In the winter of 2013, Brian Cashman tried to emulate what he did in the winter of 2008 by singing Brian McCann, Jacoby Ellsbury, Carlos Beltran, and Masahiro Tanaka for almost a collective $400 million. This was also to partially make up for the loss of Cano, who left New York for a 10-year, $240 million contract from Seattle.
2014 started excitingly when Tanaka was unbeatable, but a partially torn UCL derailed the second half of his season. Brian Roberts, Yangervis Solarte, and Kelly Johnson, who became the trade deadline acquisitions of Stephen Drew and Chase Headley couldn’t help keep the Yankees stay afloat in Jeter’s final season. But once again Girardi squeezed 84 wins out of mediocrity.
2015 was fun, the 2013 offseason signees had bounce-back years, A-Rod and Teixeira put together All-Star seasons for the last time, and Didi Gregorius replaced Jeter excellently. The 88-win Yankees faltered in September but still claimed the first wild card spot (they would lose to the Astros in the 2015 wild card game).
The Yankees’ 2015 offseason was headlined by trades for closer Aroldis Chapman and middle infielder Starlin Castro. But when the team couldn’t maintain their 2015 success, it was clear the Yankees had to rebuild. Cashman sold off Beltran, Chapman, Nova, and relief pitcher Andrew Miller to rebuild the farm system and get the “Baby Bombers” some playing time.
While Aaron Judge and Luis Severino struggled, it was a growing period. However, Gary Sanchez burst onto the scene in late 2016 with 20 home runs in 53 games, propelling the Yankees into the playoff conversation into late September. With the Yankees were entering a new era, Girardi’s job was in question after one playoff appearance in four years.
Girardi got a young team in a lost 2016 season within striking distance of the postseason. Could he do it for the entire 2017 season? Well, the 23-year-old Severino became an ace, Sanchez was solid when healthy, and Aaron Judge became, well you know, Aaron Judge. The Yankees won 91 games out of nowhere and were back in the wild card game, where they defeated the Twins.
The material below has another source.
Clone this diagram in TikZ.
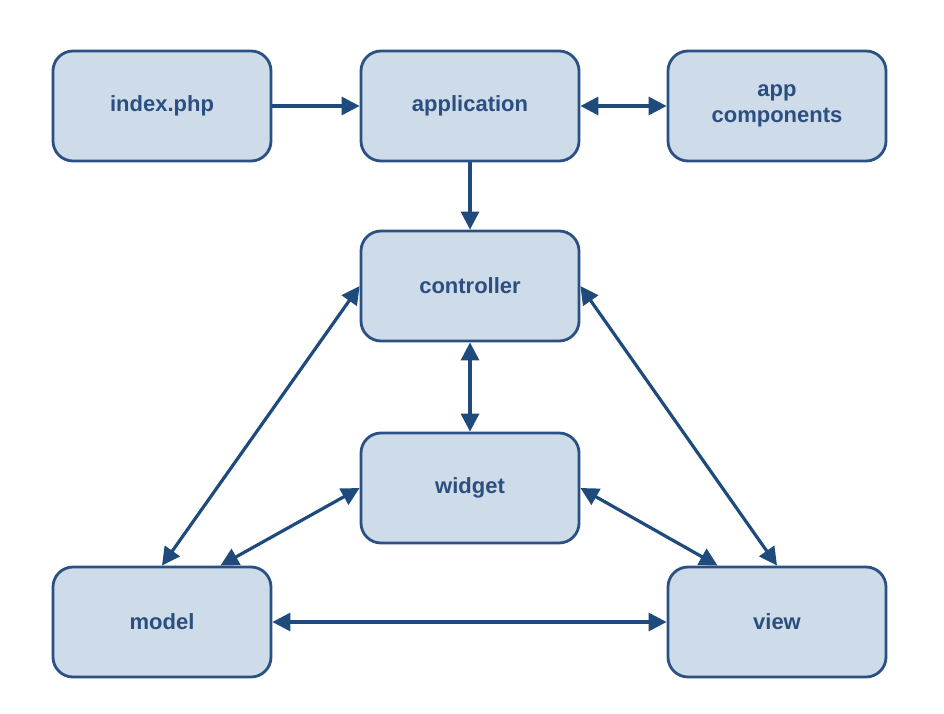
\documentclass[tikz,border=0pt]{standalone}
\usepackage{fontspec}
\setmainfont{Liberation Sans}
\usetikzlibrary{arrows.meta}
\definecolor{boxfill}{HTML}{CEDBE9}
\definecolor{boxline}{HTML}{2B5084}
\definecolor{txt}{HTML}{2A4F80}
\definecolor{arr}{HTML}{1F4A7C}
\begin{document}
\begin{tikzpicture}[x=1pt,y=-1pt,
  box/.style={draw=boxline,line width=2.8pt,fill=boxfill,rounded corners=20pt,
    minimum width=218pt,minimum height=110pt,inner sep=0pt,
    font=\bfseries\fontsize{22}{26}\selectfont,text=txt,align=center},
  tip/.style={Triangle[length=18pt,width=18pt]},
  con/.style={draw=arr,line width=3.2pt,-{Triangle[length=18pt,width=18pt]}},
  bi/.style={con,{Triangle[length=18pt,width=18pt]}-{Triangle[length=18pt,width=18pt]}}]
\fill[white] (0,0) rectangle (944,714);
\node[box] (idx) at (162,106) {index.php};
\node[box] (app) at (470,106) {application};
\node[box] (comp) at (777,106) {app\\components};
\node[box] (ctl) at (470,286) {controller};
\node[box] (wid) at (470,488) {widget};
\node[box] (mod) at (162,622) {model};
\node[box] (view) at (777,622) {view};
\draw[con] (idx) -- (app);
\draw[bi] (app) -- (comp);
\draw[con] (app) -- (ctl);
\draw[bi] (ctl) -- (wid);
\draw[bi] (ctl.west) -- (mod.north);
\draw[bi] (ctl.east) -- (view.north);
\draw[bi] (wid.west) -- ([xshift=-52pt]mod.north east);
\draw[bi] (wid.east) -- ([xshift=51pt]view.north west);
\draw[bi] (mod) -- (view);
\end{tikzpicture}
\end{document}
The baby bomber excitement seemed over when the Yankees fell down 2-0 to the Indians in the ALDS. During Game 2, Girardi botched a replay decision not to challenge a hit-by-pitch. Yet, the Yankees came back by winning three straight to win the series. They would then take the 2017 Astros to seven games in the ALCS.
The Yankees’ bats went quiet in Games 6 and 7, and a few weeks later the Yankees and Girardi parted ways. But let’s be honest, it’s more fun for everyone to say the reason the Yankees didn’t win the 2017 American League crown is because of the Astros’ cheating scandal.
Either way, another Girardi team with little expectations made it within one game of the World Series (garbage cans or no garbage cans). He did the same thing with the 2013-2016 teams that had little business playing meaningful games in late September, and it’s not like Girardi was coming out of the bullpen or hitting in the middle of the order for the Yankees in the 2010-2012 postseason.
Lost in the shuffle of all this is that he did in-fact win that championship in 2009.
Yankee manager greats Casey Stengel and Joe Torre have their numbers retired in Monument Park, maybe somewhere down the road, Girardi will be next?